Parte da responsabilidade do que sucedeu há um ano foi da Amazon, que usou a abertura do segundo centro logístico em Espanha (Barcelona, depois de Madrid) para promover junto dos espanhóis o serviço Amazon Prime (que promete entregas mais rápidas, entre outras regalias) e para fazer entregas gratuitas aos portugueses que comprassem na Amazon Espanha. O PÚBLICO contactou um dos responsáveis ibéricos da Amazon, mas este remeteu-se ao silêncio depois de ter recebido um conjunto de perguntas. Também a Seur, transportadora usada pela Amazon Espanha, se mostrou disponível para responder a questões, mas depois deixou de responder. A avaliar pelas contas Twitter do apoio a cliente da Seur e da Amazon, as queixas continuam.
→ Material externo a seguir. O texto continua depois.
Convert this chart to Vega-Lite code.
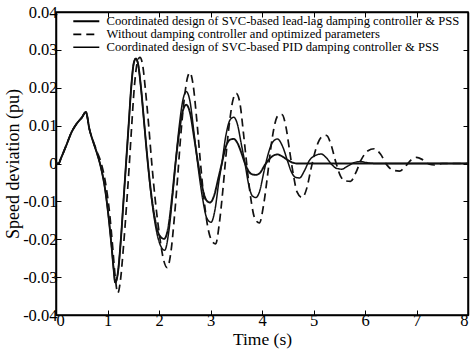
{
  "$schema": "https://vega.github.io/schema/vega-lite/v6.json",
  "width": 412,
  "height": 303,
  "autosize": {"type": "none"},
  "padding": {"left": 56, "top": 12, "right": 6, "bottom": 41},
  "background": "white",
  "config": {
    "view": {"stroke": "black", "strokeWidth": 1.5},
    "axis": {
      "grid": false,
      "domainColor": "black",
      "domainWidth": 1.5,
      "tickColor": "black",
      "tickSize": -5,
      "labelFont": "Liberation Serif",
      "labelFontSize": 16.5,
      "labelColor": "black",
      "titleFont": "Liberation Serif",
      "titleFontSize": 18,
      "titleFontWeight": "normal",
      "titleColor": "black"
    },
    "legend": {
      "labelFont": "Liberation Serif",
      "labelFontSize": 12.6,
      "labelColor": "black",
      "labelLimit": 500,
      "symbolStrokeColor": "black"
    }
  },
  "data": {
    "values": [
      {"s":"L","t":0,"v":0},{"s":"L","t":0.05,"v":0},{"s":"L","t":0.1,"v":0.0015},{"s":"L","t":0.2,"v":0.0048},{"s":"L","t":0.3,"v":0.0082},{"s":"L","t":0.4,"v":0.0105},{"s":"L","t":0.5,"v":0.0121},{"s":"L","t":0.58,"v":0.0136},{"s":"L","t":0.65,"v":0.009},{"s":"L","t":0.72,"v":0.0058},{"s":"L","t":0.8,"v":0.0025},
      {"s":"L","t":0.88,"v":-0.0015},{"s":"L","t":0.95,"v":-0.0065},{"s":"L","t":1.02,"v":-0.014},{"s":"L","t":1.08,"v":-0.022},{"s":"L","t":1.12,"v":-0.028},{"s":"L","t":1.15,"v":-0.0314},{"s":"L","t":1.2,"v":-0.029},{"s":"L","t":1.26,"v":-0.02},{"s":"L","t":1.31,"v":-0.01},{"s":"L","t":1.36,"v":0},{"s":"L","t":1.41,"v":0.01},{"s":"L","t":1.46,"v":0.02},{"s":"L","t":1.51,"v":0.0265},{"s":"L","t":1.55,"v":0.0277},{"s":"L","t":1.59,"v":0.0265},{"s":"L","t":1.65,"v":0.02},{"s":"L","t":1.71,"v":0.011},{"s":"L","t":1.77,"v":0.002},{"s":"L","t":1.84,"v":-0.007},{"s":"L","t":1.92,"v":-0.0145},{"s":"L","t":2.01,"v":-0.019},{"s":"L","t":2.1,"v":-0.0199},{"s":"L","t":2.19,"v":-0.016},{"s":"L","t":2.26,"v":-0.008},{"s":"L","t":2.32,"v":0},{"s":"L","t":2.39,"v":0.008},{"s":"L","t":2.46,"v":0.0138},{"s":"L","t":2.53,"v":0.0155},{"s":"L","t":2.6,"v":0.0135},{"s":"L","t":2.68,"v":0.007},{"s":"L","t":2.76,"v":0},{"s":"L","t":2.85,"v":-0.0068},{"s":"L","t":2.92,"v":-0.0097},{"s":"L","t":2.99,"v":-0.0103},{"s":"L","t":3.07,"v":-0.0085},{"s":"L","t":3.15,"v":-0.004},{"s":"L","t":3.22,"v":0},{"s":"L","t":3.3,"v":0.0045},{"s":"L","t":3.38,"v":0.0063},{"s":"L","t":3.45,"v":0.0065},{"s":"L","t":3.52,"v":0.0055},{"s":"L","t":3.6,"v":0.0028},{"s":"L","t":3.67,"v":0},{"s":"L","t":3.75,"v":-0.0022},{"s":"L","t":3.82,"v":-0.0029},{"s":"L","t":3.88,"v":-0.003},{"s":"L","t":3.96,"v":-0.0025},{"s":"L","t":4.05,"v":-0.0005},{"s":"L","t":4.12,"v":0.0008},{"s":"L","t":4.21,"v":0.002},{"s":"L","t":4.3,"v":0.0024},{"s":"L","t":4.4,"v":0.0018},{"s":"L","t":4.5,"v":0.0009},{"s":"L","t":4.6,"v":0.0002},{"s":"L","t":4.7,"v":0},{"s":"L","t":8,"v":0},

      {"s":"P","t":0,"v":0},{"s":"P","t":0.05,"v":0},{"s":"P","t":0.1,"v":0.0015},{"s":"P","t":0.2,"v":0.0048},{"s":"P","t":0.3,"v":0.0082},{"s":"P","t":0.4,"v":0.0105},{"s":"P","t":0.5,"v":0.0121},{"s":"P","t":0.58,"v":0.0136},{"s":"P","t":0.65,"v":0.009},{"s":"P","t":0.72,"v":0.0058},{"s":"P","t":0.8,"v":0.0025},
      {"s":"P","t":0.88,"v":-0.0015},{"s":"P","t":0.95,"v":-0.0065},{"s":"P","t":1.02,"v":-0.014},{"s":"P","t":1.08,"v":-0.022},{"s":"P","t":1.12,"v":-0.028},{"s":"P","t":1.15,"v":-0.0314},{"s":"P","t":1.2,"v":-0.029},{"s":"P","t":1.26,"v":-0.02},{"s":"P","t":1.31,"v":-0.01},{"s":"P","t":1.36,"v":0},{"s":"P","t":1.41,"v":0.01},{"s":"P","t":1.46,"v":0.02},{"s":"P","t":1.51,"v":0.0265},{"s":"P","t":1.55,"v":0.0277},{"s":"P","t":1.59,"v":0.0265},{"s":"P","t":1.65,"v":0.02},{"s":"P","t":1.71,"v":0.011},{"s":"P","t":1.77,"v":0.002},{"s":"P","t":1.84,"v":-0.0075},{"s":"P","t":1.92,"v":-0.0155},{"s":"P","t":2.01,"v":-0.021},{"s":"P","t":2.11,"v":-0.0229},{"s":"P","t":2.19,"v":-0.018},{"s":"P","t":2.26,"v":-0.009},{"s":"P","t":2.32,"v":0},{"s":"P","t":2.39,"v":0.0095},{"s":"P","t":2.46,"v":0.0165},{"s":"P","t":2.53,"v":0.019},{"s":"P","t":2.6,"v":0.0165},{"s":"P","t":2.68,"v":0.008},{"s":"P","t":2.76,"v":-0.001},{"s":"P","t":2.85,"v":-0.0095},{"s":"P","t":2.93,"v":-0.0145},{"s":"P","t":3.01,"v":-0.0155},{"s":"P","t":3.09,"v":-0.012},{"s":"P","t":3.16,"v":-0.005},{"s":"P","t":3.22,"v":0},{"s":"P","t":3.3,"v":0.0075},{"s":"P","t":3.38,"v":0.0115},{"s":"P","t":3.45,"v":0.0122},{"s":"P","t":3.52,"v":0.0105},{"s":"P","t":3.6,"v":0.005},{"s":"P","t":3.67,"v":0},{"s":"P","t":3.74,"v":-0.0055},{"s":"P","t":3.81,"v":-0.0085},{"s":"P","t":3.88,"v":-0.009},{"s":"P","t":3.95,"v":-0.0075},{"s":"P","t":4.04,"v":-0.002},{"s":"P","t":4.11,"v":0.002},{"s":"P","t":4.2,"v":0.0055},{"s":"P","t":4.3,"v":0.0065},{"s":"P","t":4.4,"v":0.0045},{"s":"P","t":4.5,"v":0.0005},{"s":"P","t":4.58,"v":-0.0025},{"s":"P","t":4.66,"v":-0.0037},{"s":"P","t":4.73,"v":-0.0038},{"s":"P","t":4.82,"v":-0.002},{"s":"P","t":4.92,"v":0.0008},{"s":"P","t":5.05,"v":0.0022},{"s":"P","t":5.15,"v":0.0025},{"s":"P","t":5.25,"v":0.0015},{"s":"P","t":5.35,"v":-0.0002},{"s":"P","t":5.45,"v":-0.0013},{"s":"P","t":5.55,"v":-0.0015},{"s":"P","t":5.65,"v":-0.0008},{"s":"P","t":5.78,"v":0.0002},{"s":"P","t":5.9,"v":0.0005},{"s":"P","t":6.05,"v":0.0002},{"s":"P","t":6.2,"v":0},{"s":"P","t":8,"v":0},

      {"s":"W","t":0,"v":0},{"s":"W","t":0.05,"v":0},{"s":"W","t":0.1,"v":0.0015},{"s":"W","t":0.2,"v":0.0048},{"s":"W","t":0.3,"v":0.0082},{"s":"W","t":0.4,"v":0.0105},{"s":"W","t":0.5,"v":0.0121},{"s":"W","t":0.58,"v":0.0136},{"s":"W","t":0.65,"v":0.009},{"s":"W","t":0.72,"v":0.006},{"s":"W","t":0.8,"v":0.003},
      {"s":"W","t":0.88,"v":0},{"s":"W","t":0.96,"v":-0.005},{"s":"W","t":1.04,"v":-0.013},{"s":"W","t":1.1,"v":-0.022},{"s":"W","t":1.15,"v":-0.03},{"s":"W","t":1.2,"v":-0.0342},{"s":"W","t":1.25,"v":-0.031},{"s":"W","t":1.31,"v":-0.022},{"s":"W","t":1.37,"v":-0.011},{"s":"W","t":1.42,"v":-0.001},{"s":"W","t":1.47,"v":0.01},{"s":"W","t":1.52,"v":0.02},{"s":"W","t":1.58,"v":0.0268},{"s":"W","t":1.63,"v":0.028},{"s":"W","t":1.68,"v":0.0262},{"s":"W","t":1.74,"v":0.019},{"s":"W","t":1.8,"v":0.01},{"s":"W","t":1.86,"v":0},{"s":"W","t":1.93,"v":-0.01},{"s":"W","t":2.01,"v":-0.019},{"s":"W","t":2.09,"v":-0.0255},{"s":"W","t":2.16,"v":-0.0275},{"s":"W","t":2.23,"v":-0.0235},{"s":"W","t":2.3,"v":-0.014},{"s":"W","t":2.36,"v":-0.004},{"s":"W","t":2.42,"v":0.007},{"s":"W","t":2.49,"v":0.017},{"s":"W","t":2.55,"v":0.0225},{"s":"W","t":2.6,"v":0.024},{"s":"W","t":2.66,"v":0.021},{"s":"W","t":2.73,"v":0.012},{"s":"W","t":2.8,"v":0.001},{"s":"W","t":2.87,"v":-0.009},{"s":"W","t":2.95,"v":-0.017},{"s":"W","t":3.03,"v":-0.0205},{"s":"W","t":3.1,"v":-0.0212},{"s":"W","t":3.17,"v":-0.016},{"s":"W","t":3.24,"v":-0.007},{"s":"W","t":3.3,"v":0.002},{"s":"W","t":3.37,"v":0.011},{"s":"W","t":3.44,"v":0.017},{"s":"W","t":3.5,"v":0.0185},{"s":"W","t":3.57,"v":0.016},{"s":"W","t":3.64,"v":0.008},{"s":"W","t":3.71,"v":-0.001},{"s":"W","t":3.78,"v":-0.009},{"s":"W","t":3.86,"v":-0.0145},{"s":"W","t":3.95,"v":-0.0157},{"s":"W","t":4.03,"v":-0.011},{"s":"W","t":4.1,"v":-0.004},{"s":"W","t":4.17,"v":0.004},{"s":"W","t":4.25,"v":0.0105},{"s":"W","t":4.32,"v":0.0128},{"s":"W","t":4.39,"v":0.0129},{"s":"W","t":4.46,"v":0.01},{"s":"W","t":4.54,"v":0.003},{"s":"W","t":4.61,"v":-0.003},{"s":"W","t":4.68,"v":-0.0075},{"s":"W","t":4.78,"v":-0.009},{"s":"W","t":4.87,"v":-0.0065},{"s":"W","t":4.95,"v":-0.0015},{"s":"W","t":5.05,"v":0.004},{"s":"W","t":5.16,"v":0.007},{"s":"W","t":5.25,"v":0.0074},{"s":"W","t":5.34,"v":0.005},{"s":"W","t":5.43,"v":0.0005},{"s":"W","t":5.52,"v":-0.0032},{"s":"W","t":5.62,"v":-0.0046},{"s":"W","t":5.72,"v":-0.0047},{"s":"W","t":5.82,"v":-0.0025},{"s":"W","t":5.92,"v":0.0008},{"s":"W","t":6.05,"v":0.0033},{"s":"W","t":6.18,"v":0.0039},{"s":"W","t":6.3,"v":0.0025},{"s":"W","t":6.42,"v":-0.0003},{"s":"W","t":6.55,"v":-0.0018},{"s":"W","t":6.67,"v":-0.002},{"s":"W","t":6.78,"v":-0.0008},{"s":"W","t":6.9,"v":0.001},{"s":"W","t":7.0,"v":0.0016},{"s":"W","t":7.12,"v":0.001},{"s":"W","t":7.25,"v":-0.0002},{"s":"W","t":7.35,"v":-0.0004},{"s":"W","t":7.5,"v":0},{"s":"W","t":8,"v":0}
    ]
  },
  "layer": [
    {
      "mark": {"type": "line", "color": "#111111", "interpolate": "monotone", "clip": true},
      "encoding": {
        "x": {
          "field": "t", "type": "quantitative",
          "scale": {"domain": [0, 8], "nice": false},
          "axis": {"values": [0,1,2,3,4,5,6,7,8], "title": "Time (s)", "labelPadding": 2, "titlePadding": 2, "titleFontSize": 17.5}
        },
        "y": {
          "field": "v", "type": "quantitative",
          "scale": {"domain": [-0.04, 0.04], "nice": false, "zero": false},
          "axis": {
            "values": [-0.04,-0.03,-0.02,-0.01,0,0.01,0.02,0.03,0.04],
            "labelExpr": "datum.value == 0 ? '0' : (datum.value < 0 ? '-' + format(-datum.value, '.2f') : format(datum.value, '.2f'))",
            "title": "Speed deviation (pu)",
            "labelPadding": 4,
            "titlePadding": 0
          }
        },
        "detail": {"field": "s"},
        "strokeDash": {
          "field": "s", "type": "nominal",
          "scale": {"domain": ["L", "W", "P"], "range": [[1, 0], [8, 5], [1, 0]]},
          "legend": {
            "title": null,
            "orient": "none",
            "legendX": 24,
            "legendY": 3,
            "padding": 0,
            "symbolType": "M-2.6,0H2.6",
            "symbolSize": 100,
            "rowPadding": 0,
            "labelOffset": 14,
            "labelExpr": "datum.value == 'L' ? 'Coordinated design of SVC-based lead-lag damping controller & PSS' : (datum.value == 'W' ? 'Without damping controller and optimized parameters' : 'Coordinated design of SVC-based PID damping controller & PSS')"
          }
        },
        "strokeWidth": {
          "field": "s", "type": "nominal",
          "scale": {"domain": ["L", "W", "P"], "range": [1.9, 1.5, 1.4]},
          "legend": {
            "title": null,
            "orient": "none",
            "legendX": 24,
            "legendY": 3,
            "padding": 0,
            "symbolType": "M-2.6,0H2.6",
            "symbolSize": 100,
            "rowPadding": 0,
            "labelOffset": 14,
            "labelExpr": "datum.value == 'L' ? 'Coordinated design of SVC-based lead-lag damping controller & PSS' : (datum.value == 'W' ? 'Without damping controller and optimized parameters' : 'Coordinated design of SVC-based PID damping controller & PSS')"
          }
        }
      }
    },
    {
      "mark": {"type": "line", "strokeOpacity": 0},
      "encoding": {
        "x": {"field": "t", "type": "quantitative", "axis": {"orient": "top", "values": [0,1,2,3,4,5,6,7,8], "labels": false, "title": null}},
        "y": {"field": "v", "type": "quantitative", "axis": {"orient": "right", "values": [-0.04,-0.03,-0.02,-0.01,0,0.01,0.02,0.03,0.04], "labels": false, "title": null}},
        "detail": {"field": "s"}
      }
    }
  ],
  "resolve": {"axis": {"x": "independent", "y": "independent"}}
}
Observando o que tem sucedido através da conta Twitter que a empresa de Jeff Bezos – o homem mais rico da história moderna, segundo a Forbes – usa para prestar apoio aos clientes, as queixas continuam a avolumar-se. Na conta Amazon Help, há respostas a clientes em inglês, em francês, em português, em italiano, em espanhol, em alemão, em japonês. Ainda que nem todas digam respeito a reclamações com entregas, a maioria tem a ver com estas falhas e começam invariavelmente assim: "I am sorry about the delay..."; "I understand your disappointment..."; "Hola, lamentamos el sucedido..."; "Bonjour, désolé d'apprendre cela"... São três, quatro, cinco mensagens por minuto nesta conta, boa parte das quais a sugerir que uma das maiores retalhistas mundiais sofre, pelo menos em termos de imagem, com as numerosas falhas e com os atrasos na entrega de encomendas.